Prompt → Retype everything in the listing, leaving each line exactly as it is.

Information supplied →

# # # # # # #

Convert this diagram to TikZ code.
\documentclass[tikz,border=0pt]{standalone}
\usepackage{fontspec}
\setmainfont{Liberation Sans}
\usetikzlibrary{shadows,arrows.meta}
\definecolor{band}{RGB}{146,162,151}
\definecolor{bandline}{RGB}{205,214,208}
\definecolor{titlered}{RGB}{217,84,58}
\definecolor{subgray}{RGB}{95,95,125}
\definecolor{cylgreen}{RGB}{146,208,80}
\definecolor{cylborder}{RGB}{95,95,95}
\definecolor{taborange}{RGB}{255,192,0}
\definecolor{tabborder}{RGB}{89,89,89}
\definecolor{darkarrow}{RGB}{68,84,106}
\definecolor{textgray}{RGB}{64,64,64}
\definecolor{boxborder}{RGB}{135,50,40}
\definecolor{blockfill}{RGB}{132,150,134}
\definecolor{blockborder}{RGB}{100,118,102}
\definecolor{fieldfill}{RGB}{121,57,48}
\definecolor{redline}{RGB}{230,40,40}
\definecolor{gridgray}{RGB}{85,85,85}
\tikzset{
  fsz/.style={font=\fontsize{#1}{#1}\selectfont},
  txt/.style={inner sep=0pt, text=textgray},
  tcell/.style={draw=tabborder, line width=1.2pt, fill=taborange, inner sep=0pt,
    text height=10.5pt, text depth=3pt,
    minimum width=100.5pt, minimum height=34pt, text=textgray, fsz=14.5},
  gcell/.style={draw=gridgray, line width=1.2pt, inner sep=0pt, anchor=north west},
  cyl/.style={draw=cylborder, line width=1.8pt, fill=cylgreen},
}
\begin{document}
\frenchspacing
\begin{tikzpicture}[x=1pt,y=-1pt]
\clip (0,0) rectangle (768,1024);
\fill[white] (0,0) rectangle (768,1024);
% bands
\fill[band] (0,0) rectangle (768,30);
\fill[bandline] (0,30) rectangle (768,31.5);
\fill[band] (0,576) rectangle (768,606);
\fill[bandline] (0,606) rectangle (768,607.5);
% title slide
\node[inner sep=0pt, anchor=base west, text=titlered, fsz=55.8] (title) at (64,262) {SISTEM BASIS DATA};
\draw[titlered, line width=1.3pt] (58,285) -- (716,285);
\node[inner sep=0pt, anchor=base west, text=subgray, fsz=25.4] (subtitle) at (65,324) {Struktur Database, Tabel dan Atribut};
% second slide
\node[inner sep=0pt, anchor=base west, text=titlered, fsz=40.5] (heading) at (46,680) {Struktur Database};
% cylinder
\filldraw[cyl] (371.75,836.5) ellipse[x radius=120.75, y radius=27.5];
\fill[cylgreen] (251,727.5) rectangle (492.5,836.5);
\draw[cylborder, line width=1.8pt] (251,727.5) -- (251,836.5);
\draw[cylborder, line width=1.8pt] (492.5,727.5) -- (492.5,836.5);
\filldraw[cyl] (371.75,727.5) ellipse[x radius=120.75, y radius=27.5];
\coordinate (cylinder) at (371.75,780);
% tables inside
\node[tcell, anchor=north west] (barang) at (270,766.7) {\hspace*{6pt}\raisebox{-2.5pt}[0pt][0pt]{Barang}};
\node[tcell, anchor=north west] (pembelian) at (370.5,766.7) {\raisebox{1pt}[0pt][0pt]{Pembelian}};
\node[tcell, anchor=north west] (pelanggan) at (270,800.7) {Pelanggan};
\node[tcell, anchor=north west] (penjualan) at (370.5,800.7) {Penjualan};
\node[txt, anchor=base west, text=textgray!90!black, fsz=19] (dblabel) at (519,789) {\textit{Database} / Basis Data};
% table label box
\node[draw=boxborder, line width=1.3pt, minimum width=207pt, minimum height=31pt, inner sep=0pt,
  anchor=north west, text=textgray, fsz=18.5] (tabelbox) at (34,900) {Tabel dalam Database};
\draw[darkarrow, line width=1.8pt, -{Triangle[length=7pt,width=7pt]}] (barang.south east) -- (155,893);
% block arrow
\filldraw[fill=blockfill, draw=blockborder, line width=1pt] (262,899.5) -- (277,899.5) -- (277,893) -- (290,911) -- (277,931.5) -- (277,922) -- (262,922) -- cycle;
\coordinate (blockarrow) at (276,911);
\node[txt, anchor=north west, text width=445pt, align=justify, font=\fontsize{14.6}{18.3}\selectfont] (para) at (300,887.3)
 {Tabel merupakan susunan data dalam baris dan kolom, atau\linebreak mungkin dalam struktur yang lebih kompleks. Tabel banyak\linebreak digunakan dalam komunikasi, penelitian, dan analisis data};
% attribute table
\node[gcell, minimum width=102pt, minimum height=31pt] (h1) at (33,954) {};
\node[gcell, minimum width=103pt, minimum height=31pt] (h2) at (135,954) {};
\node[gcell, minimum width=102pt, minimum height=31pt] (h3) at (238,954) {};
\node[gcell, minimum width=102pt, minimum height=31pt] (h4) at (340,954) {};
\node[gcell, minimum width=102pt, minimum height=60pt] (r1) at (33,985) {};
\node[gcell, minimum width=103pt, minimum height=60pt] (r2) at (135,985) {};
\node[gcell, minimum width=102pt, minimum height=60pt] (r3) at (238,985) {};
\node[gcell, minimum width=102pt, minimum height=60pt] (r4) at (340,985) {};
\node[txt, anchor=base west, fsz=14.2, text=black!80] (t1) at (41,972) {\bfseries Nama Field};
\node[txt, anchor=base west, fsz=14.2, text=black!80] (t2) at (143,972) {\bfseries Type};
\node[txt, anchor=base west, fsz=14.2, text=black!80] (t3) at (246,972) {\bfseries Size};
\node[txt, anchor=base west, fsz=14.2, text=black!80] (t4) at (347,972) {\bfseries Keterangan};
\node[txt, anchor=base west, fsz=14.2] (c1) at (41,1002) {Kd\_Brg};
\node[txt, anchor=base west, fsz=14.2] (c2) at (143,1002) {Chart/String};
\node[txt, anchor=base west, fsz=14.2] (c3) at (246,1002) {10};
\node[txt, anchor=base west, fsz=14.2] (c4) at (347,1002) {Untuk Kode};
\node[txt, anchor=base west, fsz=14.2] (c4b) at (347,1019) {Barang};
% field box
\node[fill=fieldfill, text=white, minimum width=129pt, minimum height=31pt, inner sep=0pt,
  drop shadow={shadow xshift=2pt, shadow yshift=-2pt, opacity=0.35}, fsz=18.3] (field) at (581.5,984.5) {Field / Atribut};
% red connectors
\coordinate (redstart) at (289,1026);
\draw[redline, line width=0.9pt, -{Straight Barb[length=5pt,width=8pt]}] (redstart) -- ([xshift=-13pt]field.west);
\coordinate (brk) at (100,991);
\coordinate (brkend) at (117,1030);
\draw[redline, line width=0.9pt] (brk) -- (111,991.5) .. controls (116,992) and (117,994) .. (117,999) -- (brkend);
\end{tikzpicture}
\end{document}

# # # # # # #

Answer to this task →
Convert this diagram to TikZ code.
\documentclass[tikz,border=0pt]{standalone}
\usepackage{fontspec}
\setmainfont{Liberation Sans}
\usetikzlibrary{shadows,arrows.meta}
\definecolor{band}{RGB}{146,162,151}
\definecolor{bandline}{RGB}{205,214,208}
\definecolor{titlered}{RGB}{217,84,58}
\definecolor{subgray}{RGB}{95,95,125}
\definecolor{cylgreen}{RGB}{146,208,80}
\definecolor{cylborder}{RGB}{95,95,95}
\definecolor{taborange}{RGB}{255,192,0}
\definecolor{tabborder}{RGB}{89,89,89}
\definecolor{darkarrow}{RGB}{68,84,106}
\definecolor{textgray}{RGB}{64,64,64}
\definecolor{boxborder}{RGB}{135,50,40}
\definecolor{blockfill}{RGB}{132,150,134}
\definecolor{blockborder}{RGB}{100,118,102}
\definecolor{fieldfill}{RGB}{121,57,48}
\definecolor{redline}{RGB}{230,40,40}
\definecolor{gridgray}{RGB}{85,85,85}
\tikzset{
  fsz/.style={font=\fontsize{#1}{#1}\selectfont},
  txt/.style={inner sep=0pt, text=textgray},
  tcell/.style={draw=tabborder, line width=1.2pt, fill=taborange, inner sep=0pt,
    text height=10.5pt, text depth=3pt,
    minimum width=100.5pt, minimum height=34pt, text=textgray, fsz=14.5},
  gcell/.style={draw=gridgray, line width=1.2pt, inner sep=0pt, anchor=north west},
  cyl/.style={draw=cylborder, line width=1.8pt, fill=cylgreen},
}
\begin{document}
\frenchspacing
\begin{tikzpicture}[x=1pt,y=-1pt]
\clip (0,0) rectangle (768,1024);
\fill[white] (0,0) rectangle (768,1024);
% bands
\fill[band] (0,0) rectangle (768,30);
\fill[bandline] (0,30) rectangle (768,31.5);
\fill[band] (0,576) rectangle (768,606);
\fill[bandline] (0,606) rectangle (768,607.5);
% title slide
\node[inner sep=0pt, anchor=base west, text=titlered, fsz=55.8] (title) at (64,262) {SISTEM BASIS DATA};
\draw[titlered, line width=1.3pt] (58,285) -- (716,285);
\node[inner sep=0pt, anchor=base west, text=subgray, fsz=25.4] (subtitle) at (65,324) {Struktur Database, Tabel dan Atribut};
% second slide
\node[inner sep=0pt, anchor=base west, text=titlered, fsz=40.5] (heading) at (46,680) {Struktur Database};
% cylinder
\filldraw[cyl] (371.75,836.5) ellipse[x radius=120.75, y radius=27.5];
\fill[cylgreen] (251,727.5) rectangle (492.5,836.5);
\draw[cylborder, line width=1.8pt] (251,727.5) -- (251,836.5);
\draw[cylborder, line width=1.8pt] (492.5,727.5) -- (492.5,836.5);
\filldraw[cyl] (371.75,727.5) ellipse[x radius=120.75, y radius=27.5];
\coordinate (cylinder) at (371.75,780);
% tables inside
\node[tcell, anchor=north west] (barang) at (270,766.7) {\hspace*{6pt}\raisebox{-2.5pt}[0pt][0pt]{Barang}};
\node[tcell, anchor=north west] (pembelian) at (370.5,766.7) {\raisebox{1pt}[0pt][0pt]{Pembelian}};
\node[tcell, anchor=north west] (pelanggan) at (270,800.7) {Pelanggan};
\node[tcell, anchor=north west] (penjualan) at (370.5,800.7) {Penjualan};
\node[txt, anchor=base west, text=textgray!90!black, fsz=19] (dblabel) at (519,789) {\textit{Database} / Basis Data};
% table label box
\node[draw=boxborder, line width=1.3pt, minimum width=207pt, minimum height=31pt, inner sep=0pt,
  anchor=north west, text=textgray, fsz=18.5] (tabelbox) at (34,900) {Tabel dalam Database};
\draw[darkarrow, line width=1.8pt, -{Triangle[length=7pt,width=7pt]}] (barang.south east) -- (155,893);
% block arrow
\filldraw[fill=blockfill, draw=blockborder, line width=1pt] (262,899.5) -- (277,899.5) -- (277,893) -- (290,911) -- (277,931.5) -- (277,922) -- (262,922) -- cycle;
\coordinate (blockarrow) at (276,911);
\node[txt, anchor=north west, text width=445pt, align=justify, font=\fontsize{14.6}{18.3}\selectfont] (para) at (300,887.3)
 {Tabel merupakan susunan data dalam baris dan kolom, atau\linebreak mungkin dalam struktur yang lebih kompleks. Tabel banyak\linebreak digunakan dalam komunikasi, penelitian, dan analisis data};
% attribute table
\node[gcell, minimum width=102pt, minimum height=31pt] (h1) at (33,954) {};
\node[gcell, minimum width=103pt, minimum height=31pt] (h2) at (135,954) {};
\node[gcell, minimum width=102pt, minimum height=31pt] (h3) at (238,954) {};
\node[gcell, minimum width=102pt, minimum height=31pt] (h4) at (340,954) {};
\node[gcell, minimum width=102pt, minimum height=60pt] (r1) at (33,985) {};
\node[gcell, minimum width=103pt, minimum height=60pt] (r2) at (135,985) {};
\node[gcell, minimum width=102pt, minimum height=60pt] (r3) at (238,985) {};
\node[gcell, minimum width=102pt, minimum height=60pt] (r4) at (340,985) {};
\node[txt, anchor=base west, fsz=14.2, text=black!80] (t1) at (41,972) {\bfseries Nama Field};
\node[txt, anchor=base west, fsz=14.2, text=black!80] (t2) at (143,972) {\bfseries Type};
\node[txt, anchor=base west, fsz=14.2, text=black!80] (t3) at (246,972) {\bfseries Size};
\node[txt, anchor=base west, fsz=14.2, text=black!80] (t4) at (347,972) {\bfseries Keterangan};
\node[txt, anchor=base west, fsz=14.2] (c1) at (41,1002) {Kd\_Brg};
\node[txt, anchor=base west, fsz=14.2] (c2) at (143,1002) {Chart/String};
\node[txt, anchor=base west, fsz=14.2] (c3) at (246,1002) {10};
\node[txt, anchor=base west, fsz=14.2] (c4) at (347,1002) {Untuk Kode};
\node[txt, anchor=base west, fsz=14.2] (c4b) at (347,1019) {Barang};
% field box
\node[fill=fieldfill, text=white, minimum width=129pt, minimum height=31pt, inner sep=0pt,
  drop shadow={shadow xshift=2pt, shadow yshift=-2pt, opacity=0.35}, fsz=18.3] (field) at (581.5,984.5) {Field / Atribut};
% red connectors
\coordinate (redstart) at (289,1026);
\draw[redline, line width=0.9pt, -{Straight Barb[length=5pt,width=8pt]}] (redstart) -- ([xshift=-13pt]field.west);
\coordinate (brk) at (100,991);
\coordinate (brkend) at (117,1030);
\draw[redline, line width=0.9pt] (brk) -- (111,991.5) .. controls (116,992) and (117,994) .. (117,999) -- (brkend);
\end{tikzpicture}
\end{document}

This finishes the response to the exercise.